# Instruction
Below are the records; locate each line with the word "LaTeX" and copy it.

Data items

*****

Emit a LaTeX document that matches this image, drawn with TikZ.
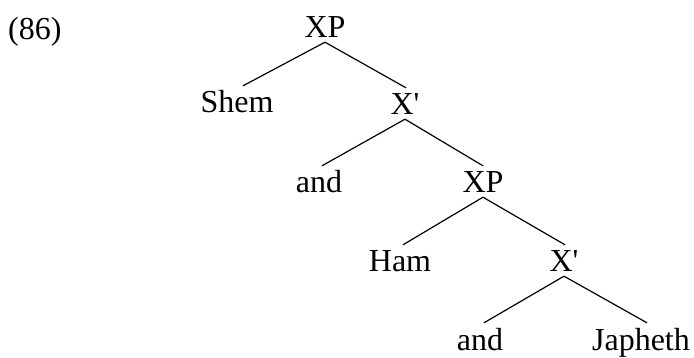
\documentclass[tikz,border=0pt]{standalone}
\usepackage{fontspec}
\setmainfont{Liberation Serif}
\begin{document}
\begin{tikzpicture}[x=1pt,y=-1pt,
  lbl/.style={anchor=base,inner xsep=0pt,inner ysep=4pt,text height=23pt,text depth=0pt,font=\fontsize{32}{38}\selectfont},
  edge/.style={line width=1.2pt}]
\useasboundingbox (0,0) rectangle (694,358);
\node[lbl,anchor=base west] (ex) at (8,40) {(86)};
\node[lbl] (xp1) at (325,38) {XP};
\node[lbl] (shem) at (237,113) {Shem};
\node[lbl] (xb1) at (405,115) {X\textquotesingle};
\node[lbl] (and1) at (319,193) {and};
\node[lbl] (xp2) at (483,193) {XP};
\node[lbl] (ham) at (400,272) {Ham};
\node[lbl] (xb2) at (564,272) {X\textquotesingle};
\node[lbl] (and2) at (480,350) {and};
\node[lbl] (jap) at (641,350) {Japheth};
\draw[edge] (xp1.south) -- ([xshift=6pt]shem.north);
\draw[edge] (xp1.south) -- ([xshift=1pt]xb1.north);
\draw[edge] (xb1.south) -- ([xshift=3pt]and1.north);
\draw[edge] (xb1.south) -- ([xshift=0pt]xp2.north);
\draw[edge] (xp2.south) -- ([xshift=3pt]ham.north);
\draw[edge] (xp2.south) -- ([xshift=1pt]xb2.north);
\draw[edge] (xb2.south) -- ([xshift=4pt]and2.north);
\draw[edge] (xb2.south) -- ([xshift=6pt]jap.north);
\end{tikzpicture}
\end{document}
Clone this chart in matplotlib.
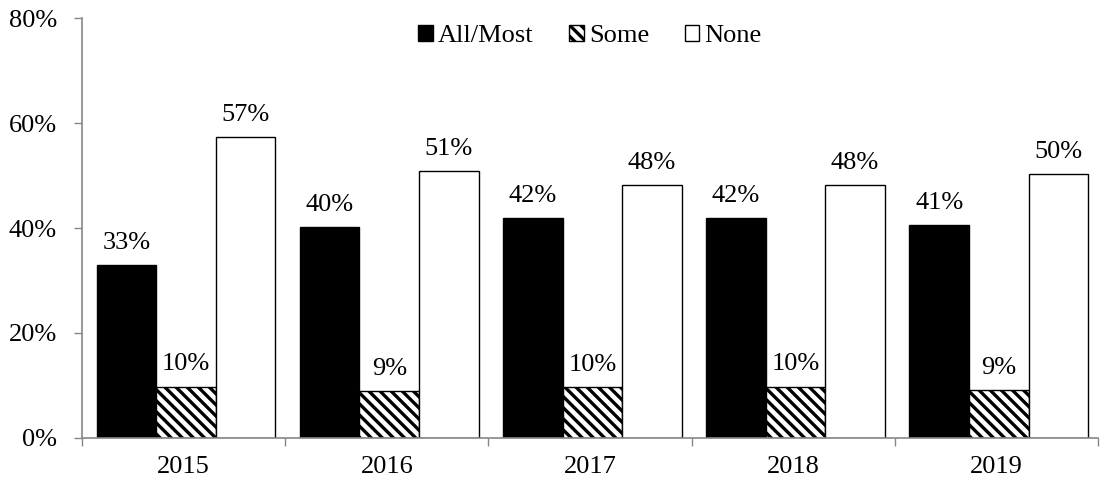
import matplotlib
matplotlib.use("Agg")
import matplotlib.pyplot as plt
import numpy as np

years = ["2015", "2016", "2017", "2018", "2019"]
all_most = [32.9, 40.2, 41.9, 41.9, 40.6]
some = [9.8, 9.0, 9.7, 9.8, 9.2]
none = [57.3, 50.9, 48.1, 48.2, 50.2]
series_names = ["All/Most", "Some", "None"]

plt.rcParams['font.family'] = ['Liberation Serif', 'DejaVu Serif']
plt.rcParams['hatch.linewidth'] = 2.4
plt.rcParams['hatch.color'] = 'black'

fig = plt.figure(figsize=(11.09, 4.83), dpi=100)
ax = fig.add_axes([0.074, 0.0932, 0.916, 0.8695])

x = np.arange(len(years))
w = 0.293
gray = '#868686'
fs = 19

styles = [dict(facecolor='black', edgecolor='black', hatch=None),
          dict(facecolor='white', edgecolor='black', hatch='\\\\\\'),
          dict(facecolor='white', edgecolor='black', hatch=None)]
handles = []
for i, (vals, st) in enumerate(zip([all_most, some, none], styles)):
    pos = x + (i - 1) * w + 0.012
    bars = ax.bar(pos, vals, width=w, linewidth=1.0, label=series_names[i], **st)
    handles.append(bars)
    for xi, v in zip(pos, vals):
        ax.annotate(f"{round(v):d}%", (xi, v), xytext=(0, 8), textcoords='offset points',
                    ha='center', va='bottom', fontsize=fs)

ax.set_xlim(-0.5, len(years) - 0.5)
ax.set_ylim(0, 80)
ax.set_yticks(np.arange(0, 81, 20))
ax.set_yticklabels([f"{v}%" for v in range(0, 81, 20)], fontsize=fs)
ax.set_xticks(x)
ax.set_xticklabels(years, fontsize=fs)
ax.tick_params(axis='x', length=0, pad=13)
ax.set_xticks(np.arange(-0.5, len(years), 1), minor=True)
ax.tick_params(axis='x', which='minor', length=6, color=gray, width=1)
ax.tick_params(axis='y', length=6, color=gray, width=1, pad=12)

for s in ['top', 'right']:
    ax.spines[s].set_visible(False)
for s in ['left', 'bottom']:
    ax.spines[s].set_color(gray)
    ax.spines[s].set_linewidth(1.2)

leg = ax.legend(handles=handles, loc='upper center', bbox_to_anchor=(0.5, 1.04), ncol=3,
                frameon=False, fontsize=fs, handlelength=0.55, handleheight=0.55,
                handletextpad=0.2, columnspacing=1.35)

fig.savefig("out.png", dpi=100)
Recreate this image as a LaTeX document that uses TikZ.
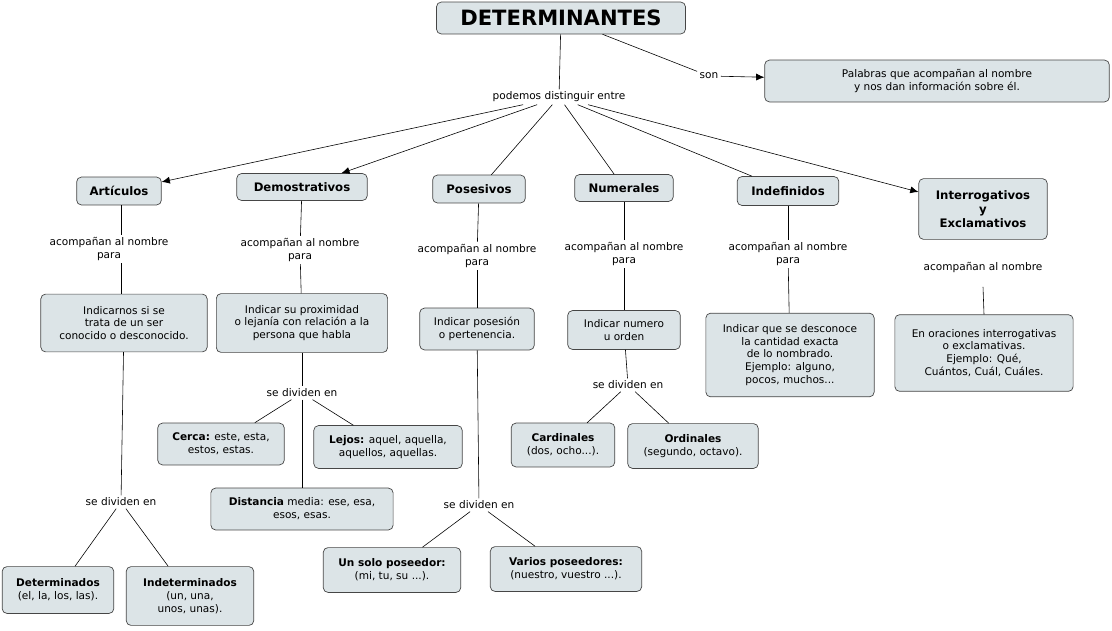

*****

# Problem solution
Emit a LaTeX document that matches this image, drawn with TikZ.
Recreate this image as a LaTeX document that uses TikZ.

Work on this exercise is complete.